The Campaign for Accountability said it was formed to use "research, litigation and communications to expose misconduct and malfeasance in public life."

The SEC has been under mounting pressure from liberal groups, as well as a handful of law professors, to enact rules requiring companies to tell investors about campaign contributions.

The efforts were sparked by the Supreme Court's 2010 Citizens United decision, which loosened campaign finance rules and opened the floodgates to millions of dollars in political spending by businesses and individuals.

The decision inspired a new wave of politically focused non-profit groups that are not required to disclose the identity of their donors.

SEC Chair Mary Jo White has said the agency is not going to write rules on corporate spending, and instead would focus on completing regulations required by Congress in 2010 and 2012.

The lawsuit marks the latest effort to force the SEC into action.
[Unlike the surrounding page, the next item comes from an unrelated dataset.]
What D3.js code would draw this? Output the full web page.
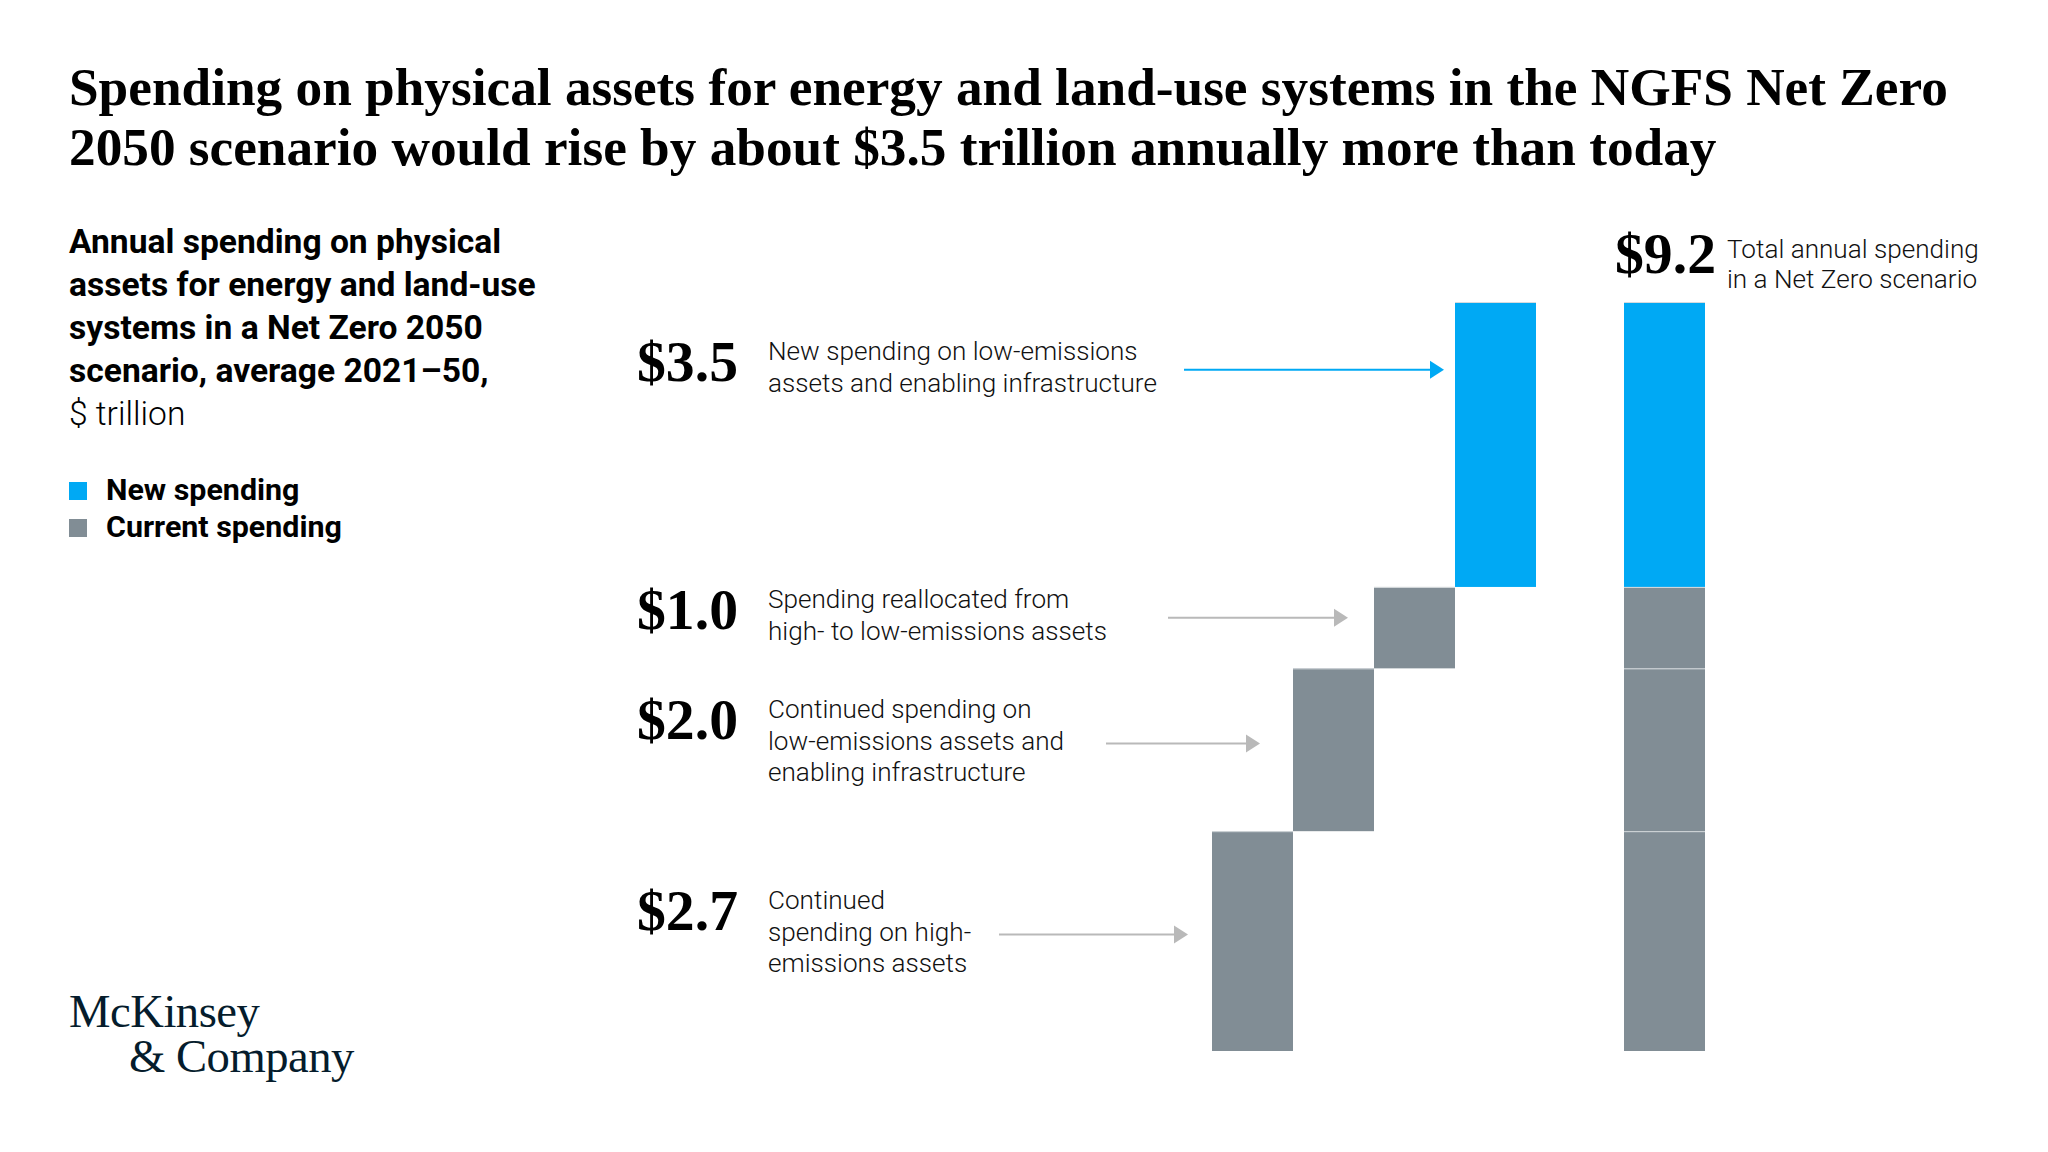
<!DOCTYPE html>
<html>
<head>
<meta charset="utf-8">
<script src="https://cdn.jsdelivr.net/npm/d3@7"></script>
<style>
  html, body { margin: 0; padding: 0; background: #fff; }
  svg { display: block; }
</style>
</head>
<body>
<svg id="chart" width="2048" height="1152"></svg>
<script>
// ---------------- DATA ----------------
const titleLines = [
  "Spending on physical assets for energy and land-use systems in the NGFS Net Zero",
  "2050 scenario would rise by about $3.5 trillion annually more than today"
];
const subtitleLines = [
  "Annual spending on physical",
  "assets for energy and land-use",
  "systems in a Net Zero 2050",
  "scenario, average 2021\u201350,"
];
const unitLabel = "$ trillion";
const legendKeys = ["New spending", "Current spending"];
const legendTypes = ["new", "current"];

// waterfall steps, bottom to top
const steps = ["highContinued", "lowContinued", "reallocated", "newSpending"];
const stepValues = [2.7, 2.0, 1.0, 3.5];
const stepTypes = ["current", "current", "current", "new"];
const stepLabels = ["$2.7", "$2.0", "$1.0", "$3.5"];
const stepDescriptions = [
  ["Continued", "spending on high-", "emissions assets"],
  ["Continued spending on", "low-emissions assets and", "enabling infrastructure"],
  ["Spending reallocated from", "high- to low-emissions assets"],
  ["New spending on low-emissions", "assets and enabling infrastructure"]
];
const totalValue = 9.2;
const totalLabel = "$9.2";
const totalDescription = ["Total annual spending", "in a Net Zero scenario"];
const logoLines = ["McKinsey", "& Company"];

// ---------------- LAYOUT / STYLE ----------------
const colors = { new: "#00A9F4", current: "#818D95" };
const arrowColors = { new: "#00A9F4", current: "#B9B9B9" };
const labelFirstBaseline = [909, 718, 608, 360];   // y of first description line
const arrowStartX = [999, 1106, 1168, 1184];
const arrowGap = [24, 33, 26, 11];

const svg = d3.select("#chart");

function fitGroup(texts, refNode, target) {
  const fs = parseFloat(d3.select(refNode).attr("font-size"));
  const w = refNode.getComputedTextLength();
  const nfs = fs * target / w;
  texts.attr("font-size", nfs);
  return nfs;
}

// ---------------- TITLE ----------------
const serif = "'Liberation Serif', 'Times New Roman', serif";
const sans = "Roboto, 'Noto Sans', Arial, sans-serif";

const title = svg.append("g").selectAll("text").data(titleLines).join("text")
  .attr("x", 69)
  .attr("y", (d, i) => 105 + i * 60)
  .attr("font-family", serif)
  .attr("font-weight", "bold")
  .attr("font-size", 48)
  .attr("fill", "#000")
  .text(d => d);
fitGroup(title, title.nodes()[0], 1879);

// ---------------- SUBTITLE ----------------
const sub = svg.append("g").selectAll("text").data(subtitleLines).join("text")
  .attr("x", 69)
  .attr("y", (d, i) => 253 + i * 43)
  .attr("font-family", sans)
  .attr("font-weight", 700)
  .attr("font-size", 30)
  .attr("fill", "#000")
  .text(d => d);
const subFs = fitGroup(sub, sub.nodes()[1], 467);

svg.append("text")
  .attr("x", 69).attr("y", 253 + 4 * 43)
  .attr("font-family", sans)
  .attr("font-weight", 300)
  .attr("font-size", subFs)
  .attr("fill", "#000")
  .text(unitLabel);

// ---------------- LEGEND ----------------
const legend = svg.append("g").selectAll("g").data(legendKeys).join("g")
  .attr("transform", (d, i) => `translate(69, ${482 + i * 37})`);
legend.append("rect")
  .attr("width", 18).attr("height", 18)
  .attr("fill", (d, i) => colors[legendTypes[i]]);
const legText = legend.append("text")
  .attr("x", 37).attr("y", 18)
  .attr("font-family", sans)
  .attr("font-weight", 700)
  .attr("font-size", 28)
  .attr("fill", "#000")
  .text(d => d);
fitGroup(legText, legText.nodes()[1], 236);

// ---------------- SCALES ----------------
const y = d3.scaleLinear().domain([0, totalValue]).range([1051, 302]);
const x = d3.scaleBand().domain(steps).range([1212, 1536]).paddingInner(0).paddingOuter(0);
const totalX = 1624;

const cum = [];
let acc = 0;
stepValues.forEach(v => { cum.push(acc); acc += v; });

// ---------------- WATERFALL BARS ----------------
const bars = svg.append("g");
bars.selectAll("rect.step").data(steps).join("rect")
  .attr("class", "step")
  .attr("x", d => x(d))
  .attr("width", x.bandwidth())
  .attr("y", (d, i) => y(cum[i] + stepValues[i]))
  .attr("height", (d, i) => y(cum[i]) - y(cum[i] + stepValues[i]))
  .attr("fill", (d, i) => colors[stepTypes[i]]);

// total stacked bar
bars.selectAll("rect.total").data(steps).join("rect")
  .attr("class", "total")
  .attr("x", totalX)
  .attr("width", x.bandwidth())
  .attr("y", (d, i) => y(cum[i] + stepValues[i]))
  .attr("height", (d, i) => y(cum[i]) - y(cum[i] + stepValues[i]))
  .attr("fill", (d, i) => colors[stepTypes[i]]);

// thin light separators at segment tops
bars.selectAll("line.sepStep").data(steps).join("line")
  .attr("x1", d => x(d)).attr("x2", d => x(d) + x.bandwidth())
  .attr("y1", (d, i) => y(cum[i] + stepValues[i]) + 0.5)
  .attr("y2", (d, i) => y(cum[i] + stepValues[i]) + 0.5)
  .attr("stroke", "#d6dbde").attr("stroke-width", 1);
bars.selectAll("line.sepTotal").data(steps).join("line")
  .attr("x1", totalX).attr("x2", totalX + x.bandwidth())
  .attr("y1", (d, i) => y(cum[i] + stepValues[i]) + 0.5)
  .attr("y2", (d, i) => y(cum[i] + stepValues[i]) + 0.5)
  .attr("stroke", "#d6dbde").attr("stroke-width", 1);

// ---------------- LABELS ----------------
const labels = svg.append("g").selectAll("g").data(steps).join("g");

const valTexts = labels.append("text")
  .attr("x", 637)
  .attr("y", (d, i) => labelFirstBaseline[i] + 21)
  .attr("font-family", serif)
  .attr("font-weight", "bold")
  .attr("font-size", 52)
  .attr("fill", "#000")
  .text((d, i) => stepLabels[i]);
const valFs = fitGroup(valTexts, valTexts.nodes()[3], 101);

labels.each(function(d, i) {
  d3.select(this).selectAll("text.desc").data(stepDescriptions[i]).join("text")
    .attr("class", "desc")
    .attr("x", 768)
    .attr("y", (t, j) => labelFirstBaseline[i] + j * 31.5)
    .attr("font-family", sans)
    .attr("font-weight", 300)
    .attr("font-size", 24)
    .attr("fill", "#111")
    .text(t => t);
});
const allDesc = svg.selectAll("text.desc");
const refDesc = allDesc.filter(t => t === "assets and enabling infrastructure").node();
const descFs = fitGroup(allDesc, refDesc, 389);

// arrows
labels.each(function(d, i) {
  const g = d3.select(this);
  const lines = stepDescriptions[i].length;
  const ay = labelFirstBaseline[i] + (lines - 1) * 31.5 / 2 - 6;
  const tip = x(d) - arrowGap[i];
  const c = arrowColors[stepTypes[i]];
  g.append("line")
    .attr("x1", arrowStartX[i]).attr("x2", tip - 12)
    .attr("y1", ay).attr("y2", ay)
    .attr("stroke", c).attr("stroke-width", 2);
  g.append("path")
    .attr("d", `M${tip - 14},${ay - 9}L${tip},${ay}L${tip - 14},${ay + 9}Z`)
    .attr("fill", c);
});

// total label
svg.append("text")
  .attr("x", 1615).attr("y", 273)
  .attr("font-family", serif)
  .attr("font-weight", "bold")
  .attr("font-size", valFs)
  .attr("fill", "#000")
  .text(totalLabel);
svg.append("g").selectAll("text").data(totalDescription).join("text")
  .attr("x", 1727)
  .attr("y", (d, i) => 258 + i * 29.5)
  .attr("font-family", sans)
  .attr("font-weight", 300)
  .attr("font-size", descFs)
  .attr("fill", "#111")
  .text(d => d);

// ---------------- LOGO ----------------
const logo = svg.append("g").selectAll("text").data(logoLines).join("text")
  .attr("x", (d, i) => i === 0 ? 69 : 129)
  .attr("y", (d, i) => i === 0 ? 1027 : 1072)
  .attr("font-family", serif)
  .attr("font-size", 42)
  .attr("fill", "#051C2C")
  .attr("letter-spacing", -0.5)
  .text(d => d);
fitGroup(logo, logo.nodes()[0], 190);
</script>
</body>
</html>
Last year, another group called the Corporate Reform Coalition held a news conference outside SEC headquarters to make similar demands.

Earlier this year, members of the coalition also launched a public relations blitz titled "Have you seen Mary Jo White?"

The campaign features posters that depict White as a comic book style super hero rushing to rescue investors in the dark about how corporations spend money on political issues.

The posters were placed in Union Station, the metro stop next door to the SEC's headquarters.

The Campaign for Accountability said its lawsuit against the SEC was filed in the U.S. District Court for the District of Columbia on behalf of Steve Silberstein, who filed a rule-making petition to the SEC last year.

The group says the agency "ignored" his request and violated federal laws that govern the rule-making process.

In 2013, Silberstein sued Aetna Inc as a shareholder, saying it failed to accurately reveal its political donations.

The case was later dismissed.

An SEC spokesperson did not immediately respond to a request for comment on the lawsuit.